**PROBLEM REQUIREMENTS**. Show, in full, each line of the data that contains "document".

────────

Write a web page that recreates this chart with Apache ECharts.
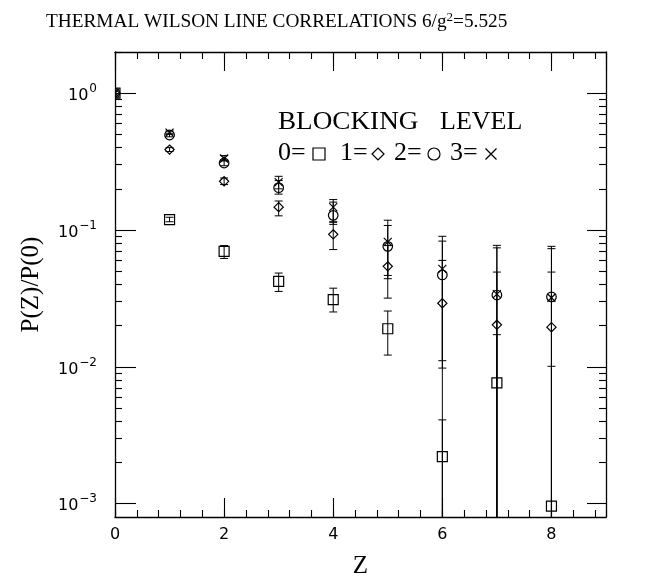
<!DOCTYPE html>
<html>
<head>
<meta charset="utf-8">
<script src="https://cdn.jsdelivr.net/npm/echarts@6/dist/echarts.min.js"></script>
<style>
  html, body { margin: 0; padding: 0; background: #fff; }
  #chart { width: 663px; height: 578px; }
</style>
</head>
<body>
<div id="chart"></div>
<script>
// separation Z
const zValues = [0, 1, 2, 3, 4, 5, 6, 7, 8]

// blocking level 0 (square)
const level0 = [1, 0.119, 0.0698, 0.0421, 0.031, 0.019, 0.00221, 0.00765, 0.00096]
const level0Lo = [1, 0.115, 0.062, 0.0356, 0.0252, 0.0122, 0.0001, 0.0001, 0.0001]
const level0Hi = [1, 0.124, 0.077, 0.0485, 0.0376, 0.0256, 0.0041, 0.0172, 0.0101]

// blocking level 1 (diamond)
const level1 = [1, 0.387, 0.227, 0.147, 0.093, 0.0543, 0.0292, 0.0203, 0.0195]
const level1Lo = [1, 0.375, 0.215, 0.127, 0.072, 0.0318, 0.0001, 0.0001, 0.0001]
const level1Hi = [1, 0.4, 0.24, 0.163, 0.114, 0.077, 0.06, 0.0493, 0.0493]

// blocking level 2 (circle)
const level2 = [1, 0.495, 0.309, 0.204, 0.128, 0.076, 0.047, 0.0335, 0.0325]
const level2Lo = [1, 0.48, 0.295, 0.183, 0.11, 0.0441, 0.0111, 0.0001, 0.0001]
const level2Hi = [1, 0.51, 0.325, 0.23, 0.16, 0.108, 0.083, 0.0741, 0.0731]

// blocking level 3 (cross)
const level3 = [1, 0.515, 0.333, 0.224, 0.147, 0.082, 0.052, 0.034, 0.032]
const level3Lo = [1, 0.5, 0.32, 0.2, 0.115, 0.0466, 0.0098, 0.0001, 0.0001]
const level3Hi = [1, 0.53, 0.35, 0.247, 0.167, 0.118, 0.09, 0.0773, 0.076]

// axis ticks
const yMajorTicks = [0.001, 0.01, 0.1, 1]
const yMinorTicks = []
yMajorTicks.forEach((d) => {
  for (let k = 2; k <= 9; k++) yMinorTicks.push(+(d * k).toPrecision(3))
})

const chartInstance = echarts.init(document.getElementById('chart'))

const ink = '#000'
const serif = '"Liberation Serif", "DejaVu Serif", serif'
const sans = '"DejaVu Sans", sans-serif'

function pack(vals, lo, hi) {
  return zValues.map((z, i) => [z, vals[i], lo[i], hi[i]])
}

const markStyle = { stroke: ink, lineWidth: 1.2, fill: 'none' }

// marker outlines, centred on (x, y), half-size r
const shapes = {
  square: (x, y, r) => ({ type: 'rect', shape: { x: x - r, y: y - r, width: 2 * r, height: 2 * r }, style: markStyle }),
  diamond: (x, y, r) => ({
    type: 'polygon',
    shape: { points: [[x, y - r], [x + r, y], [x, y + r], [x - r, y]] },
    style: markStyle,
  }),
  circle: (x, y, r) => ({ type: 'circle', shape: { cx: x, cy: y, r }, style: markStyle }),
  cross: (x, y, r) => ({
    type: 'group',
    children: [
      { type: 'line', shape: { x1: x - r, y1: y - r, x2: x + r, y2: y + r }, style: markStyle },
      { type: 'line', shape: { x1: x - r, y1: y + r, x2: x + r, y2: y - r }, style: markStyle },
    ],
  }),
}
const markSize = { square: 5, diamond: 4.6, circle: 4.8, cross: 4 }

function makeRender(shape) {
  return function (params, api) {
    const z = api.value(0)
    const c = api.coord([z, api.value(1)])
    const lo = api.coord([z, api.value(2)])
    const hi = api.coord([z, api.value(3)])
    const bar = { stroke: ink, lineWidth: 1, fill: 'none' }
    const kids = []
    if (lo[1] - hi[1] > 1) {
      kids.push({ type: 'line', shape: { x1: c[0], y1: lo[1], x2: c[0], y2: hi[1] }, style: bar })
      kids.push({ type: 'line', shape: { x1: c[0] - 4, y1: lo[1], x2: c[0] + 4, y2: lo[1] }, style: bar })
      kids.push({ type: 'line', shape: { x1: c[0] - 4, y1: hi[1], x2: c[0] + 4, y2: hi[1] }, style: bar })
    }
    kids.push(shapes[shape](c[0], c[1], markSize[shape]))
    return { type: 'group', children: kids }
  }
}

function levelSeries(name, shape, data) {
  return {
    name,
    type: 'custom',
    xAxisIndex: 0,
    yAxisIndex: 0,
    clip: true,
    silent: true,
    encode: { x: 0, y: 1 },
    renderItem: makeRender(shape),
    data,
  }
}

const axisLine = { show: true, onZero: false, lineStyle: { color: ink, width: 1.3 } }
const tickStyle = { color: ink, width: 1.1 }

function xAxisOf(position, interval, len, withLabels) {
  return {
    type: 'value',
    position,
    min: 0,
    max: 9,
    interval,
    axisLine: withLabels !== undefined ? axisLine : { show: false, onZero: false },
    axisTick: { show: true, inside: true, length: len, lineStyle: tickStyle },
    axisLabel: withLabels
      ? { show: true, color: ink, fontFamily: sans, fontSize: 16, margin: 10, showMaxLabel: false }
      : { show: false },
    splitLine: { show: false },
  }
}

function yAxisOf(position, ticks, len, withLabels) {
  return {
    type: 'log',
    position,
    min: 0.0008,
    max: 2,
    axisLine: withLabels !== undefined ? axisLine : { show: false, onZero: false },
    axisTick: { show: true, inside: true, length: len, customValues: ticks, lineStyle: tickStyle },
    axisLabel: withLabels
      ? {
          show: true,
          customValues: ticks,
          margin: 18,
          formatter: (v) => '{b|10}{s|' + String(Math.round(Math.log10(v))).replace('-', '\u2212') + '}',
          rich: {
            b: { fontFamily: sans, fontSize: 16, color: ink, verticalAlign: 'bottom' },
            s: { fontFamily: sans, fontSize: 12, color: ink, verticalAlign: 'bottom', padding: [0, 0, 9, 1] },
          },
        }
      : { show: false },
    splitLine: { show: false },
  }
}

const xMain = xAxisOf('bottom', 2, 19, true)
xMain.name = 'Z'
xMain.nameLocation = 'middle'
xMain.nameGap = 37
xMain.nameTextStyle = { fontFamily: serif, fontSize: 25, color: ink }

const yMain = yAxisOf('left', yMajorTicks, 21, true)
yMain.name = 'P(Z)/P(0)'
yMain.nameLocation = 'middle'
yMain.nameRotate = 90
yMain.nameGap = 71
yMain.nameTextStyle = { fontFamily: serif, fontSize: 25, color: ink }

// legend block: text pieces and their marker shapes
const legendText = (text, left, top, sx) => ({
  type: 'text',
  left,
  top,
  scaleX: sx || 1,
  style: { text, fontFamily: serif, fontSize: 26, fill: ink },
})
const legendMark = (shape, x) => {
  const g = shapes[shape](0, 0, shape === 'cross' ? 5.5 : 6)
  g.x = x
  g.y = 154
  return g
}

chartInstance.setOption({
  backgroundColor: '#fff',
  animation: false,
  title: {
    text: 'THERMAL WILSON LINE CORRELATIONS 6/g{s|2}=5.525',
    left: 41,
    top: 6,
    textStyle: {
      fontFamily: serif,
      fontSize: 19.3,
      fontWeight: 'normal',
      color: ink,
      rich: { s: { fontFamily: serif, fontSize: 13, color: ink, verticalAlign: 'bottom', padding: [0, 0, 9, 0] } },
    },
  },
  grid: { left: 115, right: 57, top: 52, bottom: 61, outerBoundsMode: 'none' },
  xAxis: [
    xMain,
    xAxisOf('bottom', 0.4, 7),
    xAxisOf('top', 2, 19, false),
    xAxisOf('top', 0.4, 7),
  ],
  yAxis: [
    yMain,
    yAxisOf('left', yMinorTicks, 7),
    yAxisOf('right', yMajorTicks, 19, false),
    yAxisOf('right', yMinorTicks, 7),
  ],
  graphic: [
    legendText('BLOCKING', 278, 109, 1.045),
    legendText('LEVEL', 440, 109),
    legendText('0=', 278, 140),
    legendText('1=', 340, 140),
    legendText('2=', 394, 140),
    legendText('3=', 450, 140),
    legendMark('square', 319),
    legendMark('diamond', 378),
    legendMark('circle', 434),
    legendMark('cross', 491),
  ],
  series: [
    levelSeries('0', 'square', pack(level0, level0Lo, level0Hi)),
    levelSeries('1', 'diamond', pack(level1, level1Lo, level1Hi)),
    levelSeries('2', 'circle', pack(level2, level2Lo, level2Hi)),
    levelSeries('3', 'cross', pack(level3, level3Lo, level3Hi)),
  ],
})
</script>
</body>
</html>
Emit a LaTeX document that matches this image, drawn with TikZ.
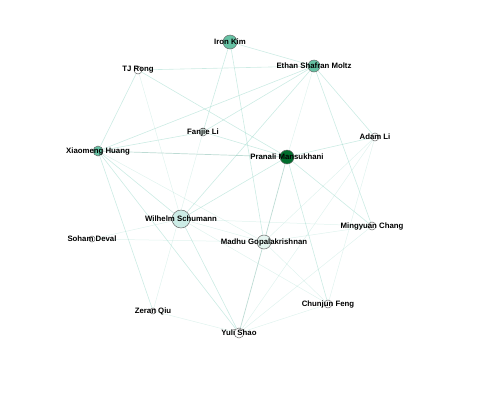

────────

**RESPONSE TO THE EXERCISE**.
const chartInstance = echarts.init(document.getElementById('chart'))
Emit a LaTeX document that matches this image, drawn with TikZ.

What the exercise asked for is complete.